E uma nota final sobre a indústria extractiva. Transcrevo: 
A indústria extractiva – de recursos minerais não metálicos e em pedreiras -, presente em localizações incluídas na Zona de Transição proposta, representa uma reduzida área do território. (…). 
(…) presente na Zona de Transição, cumpre planos de lavra definidos, não passíveis de alargamento de superfície, e possui planos de recuperação de taludes e pedreiras exigentes e amplamente escrutinados pelas autoridades públicas presentes no território.” 
(…) Nas duas explorações atualmente activas – localizadas em Santana (Sesimbra) e Calhariz (Pedreiras) exploram-se calcários em pedreiras de grande e média dimensão, para a produção de agregados (britas) que se destinam fundamentalmente à construção civil e obras públicas, fins para os quais denotam grande aptidão técnica e que são imprescindíveis, em especial para as indústrias referidas. Estas explorações de calcário têm sido responsáveis por uma grande parte da produção da região de Lisboa e Vale do Tejo bem como da produção de calcário a nível nacional, facto que reflete a importância desta actividade. Uma parte destas pedreiras já se encontram desativadas e algumas delas em fase de recuperação face ao plano de reconversão a que estão sujeitas.” 
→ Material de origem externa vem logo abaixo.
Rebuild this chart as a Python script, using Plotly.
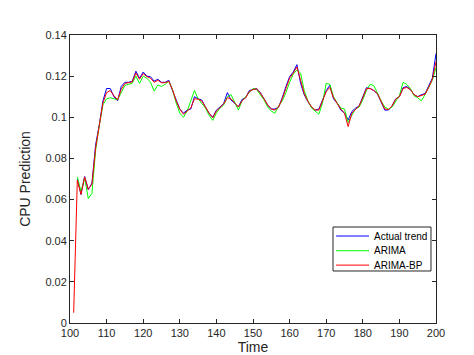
import plotly.graph_objects as go

x_red = list(range(101, 201))
x_other = list(range(102, 201))

actual = [
    0.0700, 0.0625, 0.0712, 0.0648, 0.0680, 0.0866, 0.0963, 0.1080, 0.1140,  # 102-110
    0.1140, 0.1100, 0.1080, 0.1150, 0.1170, 0.1170, 0.1175, 0.1224, 0.1190, 0.1220,  # 111-120
    0.1200, 0.1197, 0.1176, 0.1185, 0.1170, 0.1170, 0.1180, 0.1130, 0.1080, 0.1040,  # 121-130
    0.1020, 0.1035, 0.1040, 0.1100, 0.1090, 0.1084, 0.1050, 0.1020, 0.1000, 0.1035,  # 131-140
    0.1050, 0.1068, 0.1120, 0.1084, 0.1068, 0.1050, 0.1087, 0.1095, 0.1130, 0.1135,  # 141-150
    0.1140, 0.1120, 0.1090, 0.1060, 0.1040, 0.1040, 0.1050, 0.1095, 0.1150, 0.1197,  # 151-160
    0.1220, 0.1256, 0.1165, 0.1110, 0.1076, 0.1050, 0.1035, 0.1040, 0.1084, 0.1130,  # 161-170
    0.1156, 0.1090, 0.1068, 0.1035, 0.1020, 0.0987, 0.1028, 0.1044, 0.1055, 0.1100,  # 171-180
    0.1144, 0.1140, 0.1130, 0.1114, 0.1076, 0.1035, 0.1035, 0.1056, 0.1090, 0.1100,  # 181-190
    0.1144, 0.1150, 0.1135, 0.1110, 0.1100, 0.1110, 0.1115, 0.1150, 0.1190, 0.1310,  # 191-200
]

arima = [
    0.0710, 0.0640, 0.0705, 0.0605, 0.0630, 0.0840, 0.0960, 0.1060, 0.1090,
    0.1095, 0.1090, 0.1085, 0.1120, 0.1155, 0.1160, 0.1165, 0.1200, 0.1165, 0.1200,
    0.1190, 0.1170, 0.1127, 0.1157, 0.1150, 0.1160, 0.1175, 0.1135, 0.1070, 0.1020,
    0.1000, 0.1030, 0.1080, 0.1130, 0.1090, 0.1070, 0.1045, 0.1010, 0.0985, 0.1020,
    0.1045, 0.1060, 0.1100, 0.1110, 0.1070, 0.1035, 0.1080, 0.1100, 0.1120, 0.1140,
    0.1135, 0.1110, 0.1085, 0.1050, 0.1030, 0.1020, 0.1055, 0.1080, 0.1120, 0.1170,
    0.1210, 0.1230, 0.1215, 0.1130, 0.1080, 0.1045, 0.1030, 0.1015, 0.1070, 0.1165,
    0.1160, 0.1100, 0.1070, 0.1045, 0.1040, 0.0975, 0.1010, 0.1040, 0.1050, 0.1085,
    0.1130, 0.1160, 0.1155, 0.1115, 0.1080, 0.1050, 0.1040, 0.1050, 0.1080, 0.1105,
    0.1170, 0.1160, 0.1140, 0.1105, 0.1095, 0.1080, 0.1110, 0.1145, 0.1180, 0.1240,
]

arima_bp = [
    0.0050, 0.0695, 0.0625, 0.0710, 0.0650, 0.0675, 0.0850, 0.0960, 0.1070, 0.1120,  # 101-110
    0.1130, 0.1105, 0.1085, 0.1135, 0.1165, 0.1168, 0.1172, 0.1215, 0.1185, 0.1212,
    0.1198, 0.1190, 0.1170, 0.1180, 0.1168, 0.1168, 0.1175, 0.1135, 0.1080, 0.1040,
    0.1015, 0.1030, 0.1045, 0.1090, 0.1088, 0.1080, 0.1050, 0.1020, 0.0998, 0.1030,
    0.1048, 0.1065, 0.1095, 0.1090, 0.1070, 0.1050, 0.1080, 0.1095, 0.1125, 0.1135,
    0.1138, 0.1118, 0.1090, 0.1060, 0.1040, 0.1035, 0.1050, 0.1090, 0.1140, 0.1190,
    0.1215, 0.1245, 0.1180, 0.1115, 0.1078, 0.1050, 0.1035, 0.1035, 0.1080, 0.1125,
    0.1145, 0.1095, 0.1068, 0.1040, 0.1020, 0.0955, 0.1020, 0.1040, 0.1055, 0.1095,
    0.1140, 0.1140, 0.1130, 0.1115, 0.1078, 0.1040, 0.1038, 0.1055, 0.1088, 0.1100,
    0.1140, 0.1145, 0.1135, 0.1110, 0.1100, 0.1105, 0.1112, 0.1145, 0.1185, 0.1270,
]

x_ticks = [100, 110, 120, 130, 140, 150, 160, 170, 180, 190, 200]
y_ticks = [0, 0.02, 0.04, 0.06, 0.08, 0.1, 0.12, 0.14]
y_tick_text = ["0", "0.02", "0.04", "0.06", "0.08", "0.1", "0.12", "0.14"]

series_names = ["Actual trend", "ARIMA", "ARIMA-BP"]
series_colors = ["rgb(0,0,255)", "rgb(0,255,0)", "rgb(255,0,0)"]

FONT = "Liberation Sans, Arial, sans-serif"
AX = "#262626"

fig = go.Figure()
for xs, ys, name, col in zip([x_other, x_other, x_red], [actual, arima, arima_bp],
                             series_names, series_colors):
    fig.add_trace(go.Scatter(x=xs, y=ys, mode="lines", name=name,
                             line=dict(color=col, width=1), showlegend=False))

axis_common = dict(showline=True, linecolor=AX, linewidth=1, mirror="ticks",
                   ticks="inside", ticklen=4, tickcolor=AX, showgrid=False,
                   zeroline=False, tickfont=dict(family=FONT, size=11, color=AX))

# Compact MATLAB-style legend (paper coordinates)
leg_x0, leg_x1, leg_y0, leg_y1 = 0.7186, 0.9863, 0.1806, 0.3333
row_y = [0.302, 0.251, 0.201]
shapes = [dict(type="rect", xref="paper", yref="paper", x0=leg_x0, x1=leg_x1,
               y0=leg_y0, y1=leg_y1, line=dict(color=AX, width=1), fillcolor="white",
               layer="above")]
annotations = []
for ry, name, col in zip(row_y, series_names, series_colors):
    shapes.append(dict(type="line", xref="paper", yref="paper", x0=0.727, x1=0.817,
                       y0=ry, y1=ry, line=dict(color=col, width=1), layer="above"))
    annotations.append(dict(xref="paper", yref="paper", x=0.825, y=ry, text=name,
                            showarrow=False, xanchor="left", yanchor="middle",
                            font=dict(family=FONT, size=10, color="black")))

fig.update_layout(
    width=474, height=355,
    margin=dict(l=62, r=46, t=27, b=40),
    paper_bgcolor="white", plot_bgcolor="white",
    font=dict(family=FONT, color=AX),
    xaxis=dict(range=[100, 200], tickvals=x_ticks,
               title=dict(text="Time", font=dict(family=FONT, size=14, color=AX), standoff=0),
               **axis_common),
    yaxis=dict(range=[0, 0.14], tickvals=y_ticks, ticktext=y_tick_text,
               title=dict(text="CPU Prediction", font=dict(family=FONT, size=14, color=AX), standoff=11),
               **axis_common),
    shapes=shapes,
    annotations=annotations,
    showlegend=False,
)

fig.write_html("out.html")
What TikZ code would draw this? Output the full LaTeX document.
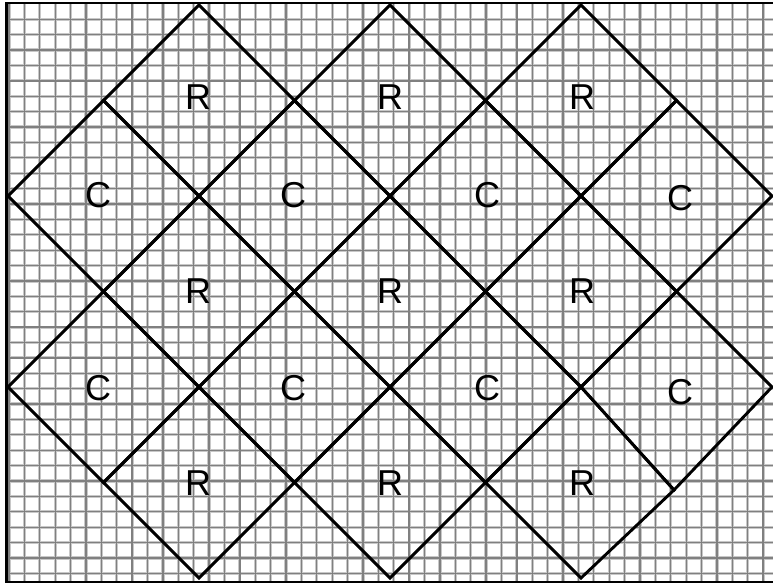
\documentclass[tikz,border=0pt]{standalone}
\usepackage{fontspec}
\setmainfont{Liberation Sans}
\definecolor{gridgray}{RGB}{128,128,128}
\definecolor{gridhalo}{RGB}{200,200,200}
\begin{document}
\begin{tikzpicture}[x=1pt,y=-1pt,
  gridhalo/.style={line width=3.2pt, color=gridhalo},
  gridline/.style={line width=1.3pt, color=gridgray},
  frame/.style={line width=2.2pt, black},
  edge/.style={line width=2.9pt, line join=miter, black},
  lbl/.style={font=\fontsize{36}{36}\selectfont, inner sep=0pt}]
\useasboundingbox (0,0) rectangle (773,583);
% background grid (light halo, then darker core)
\foreach \k in {0,...,49}
  \draw[gridhalo] ({9+15.39*\k},3) -- ({9+15.39*\k},582);
\foreach \k in {0,...,36}
  \draw[gridhalo] (6.5,{19.3+15.39*\k}) -- (776,{19.3+15.39*\k});
\foreach \k in {0,...,49}
  \draw[gridline] ({9+15.39*\k},3) -- ({9+15.39*\k},582);
\foreach \k in {0,...,36}
  \draw[gridline] (6.5,{19.3+15.39*\k}) -- (776,{19.3+15.39*\k});
% frame
\draw[frame] (6.5,3) rectangle (776,582);
% lattice of diamond corners
\foreach \i in {0,...,8}
  \foreach \j in {0,...,6}
    \coordinate (v\i-\j) at ({8+95.5*\i},{5+95.5*\j});
\coordinate (v7-5) at (674,490);
% diamonds
\foreach \i/\j in {2/1,4/1,6/1,2/3,4/3,6/3,2/5,4/5,6/5,1/2,3/2,5/2,7/2,1/4,3/4,5/4,7/4}{
  \pgfmathtruncatemacro\il{\i-1}
  \pgfmathtruncatemacro\ir{\i+1}
  \pgfmathtruncatemacro\ju{\j-1}
  \pgfmathtruncatemacro\jd{\j+1}
  \draw[edge] (v\il-\j) -- (v\i-\ju) -- (v\ir-\j) -- (v\i-\jd) -- cycle;
}
% labels
\node[lbl] (r1a) at (198,97) {R};
\node[lbl] (r1b) at (390,97) {R};
\node[lbl] (r1c) at (582,97) {R};
\node[lbl] (r2a) at (198,291) {R};
\node[lbl] (r2b) at (390,291) {R};
\node[lbl] (r2c) at (582,291) {R};
\node[lbl] (r3a) at (198,483) {R};
\node[lbl] (r3b) at (390,483) {R};
\node[lbl] (r3c) at (582,483) {R};
\node[lbl] (c1a) at (98,195) {C};
\node[lbl] (c1b) at (293,195) {C};
\node[lbl] (c1c) at (487,195) {C};
\node[lbl] (c1d) at (680,198) {C};
\node[lbl] (c2a) at (98,388) {C};
\node[lbl] (c2b) at (293,388) {C};
\node[lbl] (c2c) at (487,388) {C};
\node[lbl] (c2d) at (680,392) {C};
\end{tikzpicture}
\end{document}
(A indústria extractiva presente no Concelho de Sesimbra, tem sido responsável “por uma grande parte da produção da região de Lisboa e Vale do Tejo”. Cumprem “planos de lavra definidos” e não são “passíveis de alargamento de superfície.” Mesmo com o volume de obras públicas que se avizinham e que acima mencionei?) 

Que o facto de ser a 13ª. Reserva da Biosfera em Portugal seja um golpe de sorte. E não apenas e só, mais uma classificação (como tantas outras), sem consequências absolutamente nenhumas no território sesimbrense. 

E sobre os empreendimentos turísticos previstos e viabilizados: seria interessante saber o que terão a dizer sobre os mesmos, a Comissão Consultiva, Cientifica e Executiva desta que é, a partir de hoje, a Reserva da Biosfera da UNESCO: Arrábida.